One sets out with their opinion of Hydari, Chatterjee and Khurana’s characters already way too high. But the real surprises to come out of Jubilee, in terms of performances, are Gupta and Gabbi, who’ve embraced their characters with a brilliance and passion that only the folly of youth can permit, and serendipitously, this seems to happen to them both on a personal level and in terms of their work. Nandish Singh Sandhu — beautiful, cavalier, and gothic — impresses in his spectral presence throughout the course of the series. Ram Kapoor is entertaining and a maverick performer but can get hammy at times (his bald hairpiece and abrupt shift of character from petty and crass to generous and loving, don’t help either).

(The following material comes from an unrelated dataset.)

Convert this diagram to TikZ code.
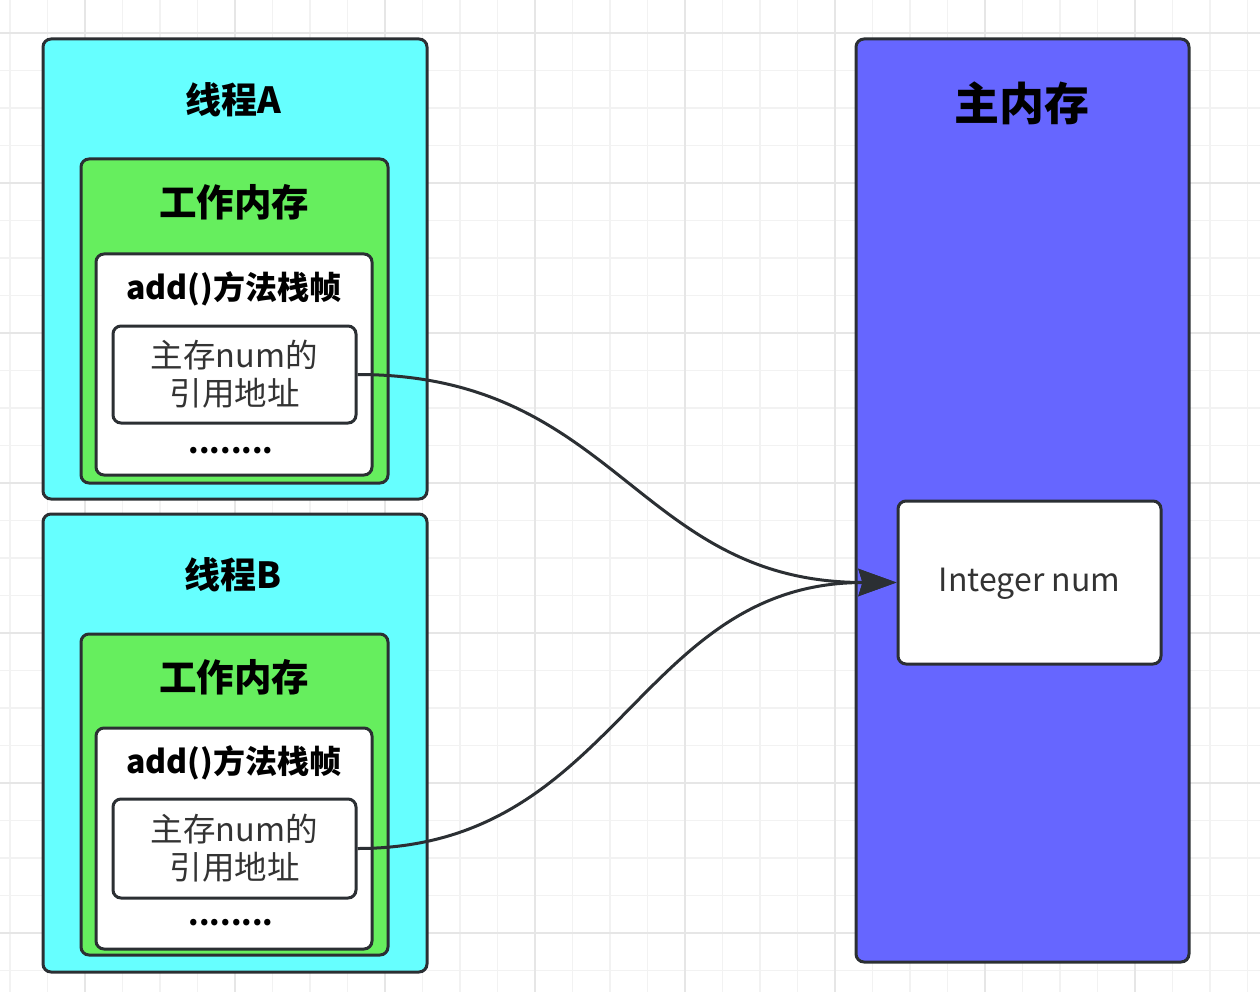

And then, to successfully put together a 10-part saga about the golden age of Indian cinema, you have to get the music right. Alokananda Dasgupta (background score) and Amit Trivedi (songs) do it so often that one is at a loss as to where to begin. Right from the wistful Voh Tere Mere Ishq Ka that looms hauntingly in the backdrop during the second half to the many peppy and romantic melodies (rendered superbly by Mohammed Irfan in a Mukesh voice), it’s an eminently hummable album. Kausar Munir’s lyrics ensure soul and an old-timer verisimilitude for the songs, many of which are actually set within the context of individual, fictional films. Trivedi’s cameo, however, as a performer during a success party, could have been avoided, I felt.

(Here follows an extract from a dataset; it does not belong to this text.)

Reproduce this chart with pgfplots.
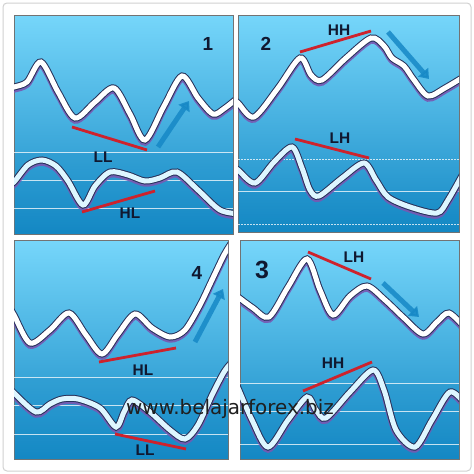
\documentclass[border=0pt]{standalone}
\usepackage{pgfplots}
\pgfplotsset{compat=1.18}
\usepackage{fontspec}
\setmainfont{Liberation Sans}
\newfontfamily\wmfont{DejaVu Sans}
\usetikzlibrary{arrows.meta}
\definecolor{bgtop}{RGB}{118,214,250}
\definecolor{bgbot}{RGB}{20,136,196}
\definecolor{shadowc}{RGB}{120,88,178}
\definecolor{outc}{RGB}{38,48,88}
\definecolor{corelow}{RGB}{222,246,255}
\definecolor{redl}{RGB}{206,34,44}
\definecolor{bluea}{RGB}{22,136,198}
\definecolor{txt}{RGB}{16,24,48}
\pgfplotsset{
  panel/.style={width=#1, scale only axis, anchor=north west, y dir=reverse,
    ticks=none, axis line style={draw=black!55, line width=0.5bp},
    axis background/.style={top color=bgtop, bottom color=bgbot}},
  shadowline/.style={smooth, color=shadowc, line width=7.4bp, yshift=-2bp, opacity=0.9},
  outline/.style={smooth, color=outc, line width=7bp},
  coreline/.style={smooth, line width=5bp},
  redline/.style={color=redl, line width=2.8bp},
  bluearrow/.style={color=bluea, opacity=0.85, line width=5bp, -{Triangle[length=9bp,width=13bp]}},
  hline/.style={color=white, opacity=0.75, line width=0.7bp},
  dline/.style={color=white, opacity=0.75, line width=0.7bp, dash pattern=on 1.5bp off 1.5bp},
}
\newcommand\wave[2]{%
  \addplot[shadowline] coordinates {#2};
  \addplot[outline] coordinates {#2};
  \addplot[coreline,color=#1] coordinates {#2};}
\tikzset{lab/.style={font=\bfseries\fontsize{15.5}{15.5}\selectfont, text=txt}}
\begin{document}
\begin{tikzpicture}
\fill[white] (0,0) rectangle (474bp,-474bp);
\draw[black!18, line width=1bp, rounded corners=4bp] (3bp,-3bp) rectangle (471bp,-471bp);
% ---------------- Panel 1
\begin{axis}[panel=219bp, height=219bp, at={(14bp,-15bp)}, xmin=14, xmax=233, ymin=15, ymax=234]
\addplot[draw=none, fill=bgbot, opacity=0.18] coordinates {(14,152)(233,152)(233,234)(14,234)} \closedcycle;
\addplot[hline] coordinates {(14,152)(233,152)};
\addplot[hline] coordinates {(14,180)(233,180)};
\addplot[hline] coordinates {(14,208)(233,208)};
\wave{white}{(8,89)(14,87)(27,82)(41,62)(58,92)(75,118)(95,102)(114,88)(130,114)(145,140)(164,106)(182,76)(198,98)(213,114)(225,108)(240,96)}
\wave{corelow}{(8,185)(14,182)(28,165)(42,160)(56,166)(68,181)(83,205)(95,186)(110,172)(128,175)(145,181)(160,178)(177,172)(198,190)(220,210)(240,214)}
\addplot[redline] coordinates {(72,127)(147,150)};
\addplot[redline] coordinates {(82,212)(155,191)};
\addplot[bluearrow] coordinates {(158,147)(189,101)};
\node[lab] at (axis cs:103,157) {LL};
\node[lab] at (axis cs:130,213) {HL};
\node[font=\bfseries\fontsize{19}{19}\selectfont, text=txt] at (axis cs:208,44) {1};
\end{axis}
% ---------------- Panel 2
\begin{axis}[panel=221bp, height=217bp, at={(238bp,-15bp)}, xmin=238, xmax=459, ymin=15, ymax=232]
\addplot[draw=none, fill=bgbot, opacity=0.18] coordinates {(238,191)(459,191)(459,232)(238,232)} \closedcycle;
\addplot[dline] coordinates {(238,159)(459,159)};
\addplot[hline] coordinates {(238,191)(459,191)};
\addplot[dline] coordinates {(238,224)(459,224)};
\wave{white}{(232,98)(238,103)(254,117)(278,88)(300,58)(311,75)(322,80)(346,58)(371,38)(384,46)(392,58)(404,66)(414,80)(428,96)(445,88)(465,76)}
\wave{corelow}{(232,166)(238,170)(255,183)(274,162)(292,147)(302,168)(310,190)(319,196)(342,178)(364,163)(376,180)(388,197)(410,207)(437,213)(448,200)(465,170)}
\addplot[redline] coordinates {(300,52)(371,31)};
\addplot[redline] coordinates {(295,139)(369,158)};
\addplot[bluearrow] coordinates {(388,32)(429,79)};
\node[lab] at (axis cs:339,30) {HH};
\node[lab] at (axis cs:340,138) {LH};
\node[font=\bfseries\fontsize{19}{19}\selectfont, text=txt] at (axis cs:266,44) {2};
\end{axis}
% ---------------- Panel 4
\begin{axis}[panel=214bp, height=219bp, at={(14bp,-240bp)}, xmin=14, xmax=228, ymin=240, ymax=459]
\addplot[draw=none, fill=bgbot, opacity=0.18] coordinates {(14,377)(228,377)(228,459)(14,459)} \closedcycle;
\addplot[hline] coordinates {(14,377)(228,377)};
\addplot[hline] coordinates {(14,405)(228,405)};
\addplot[hline] coordinates {(14,434)(228,434)};
\wave{white}{(8,305)(14,315)(30,343)(50,330)(69,313)(86,335)(102,354)(118,334)(135,314)(152,328)(170,337)(185,330)(200,305)(212,280)(224,255)(232,242)}
\wave{corelow}{(8,386)(14,393)(36,412)(50,404)(62,399)(78,399)(100,408)(116,427)(124,412)(132,400)(150,412)(170,430)(185,439)(198,425)(212,395)(224,372)(232,362)}
\addplot[redline] coordinates {(99,362)(176,348)};
\addplot[redline] coordinates {(115,434)(186,449)};
\addplot[bluearrow] coordinates {(195,342)(223,289)};
\node[lab] at (axis cs:143,370) {HL};
\node[lab] at (axis cs:145,450) {LL};
\node[font=\bfseries\fontsize{19}{19}\selectfont, text=txt] at (axis cs:197,273) {4};
\end{axis}
% ---------------- Panel 3
\begin{axis}[panel=219bp, height=219bp, at={(240bp,-240bp)}, xmin=240, xmax=459, ymin=240, ymax=459]
\addplot[draw=none, fill=bgbot, opacity=0.18] coordinates {(240,383)(459,383)(459,459)(240,459)} \closedcycle;
\addplot[hline] coordinates {(240,383)(459,383)};
\addplot[hline] coordinates {(240,411)(459,411)};
\addplot[hline] coordinates {(240,444)(459,444)};
\wave{white}{(232,293)(238,297)(253,308)(269,317)(288,287)(307,259)(320,290)(333,315)(350,296)(367,286)(385,300)(404,318)(423,334)(437,322)(449,313)(465,328)}
\wave{corelow}{(232,376)(238,388)(252,420)(268,447)(288,420)(307,397)(316,410)(326,418)(350,392)(373,370)(384,390)(396,430)(415,447)(432,420)(450,392)(465,404)}
\addplot[redline] coordinates {(308,252)(371,279)};
\addplot[redline] coordinates {(303,391)(372,362)};
\addplot[bluearrow] coordinates {(383,283)(419,317)};
\node[lab] at (axis cs:354,257) {LH};
\node[lab] at (axis cs:333,363) {HH};
\node[font=\bfseries\fontsize{25}{25}\selectfont, text=txt] at (axis cs:262,270) {3};
\end{axis}
\node[font=\wmfont\fontsize{20}{20}\selectfont, text=black!88] at (230bp,-409bp) {www.belajarforex.biz};
\end{tikzpicture}
\end{document}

That this period piece is for cinema, of cinema and by cinema is evident during the climactic disembowelment of the world of Roy Talkies. Chatterjee’s monologue about cinema (“…Cinema can raise the level of the public, by giving them a taste of poetry, of photography, of music…of aspiration”) echoes in our midst from far deeper than his being allows. This is a guarantee for those of us who are madly in love with the movies — that Jubilee gets us. And we get it back.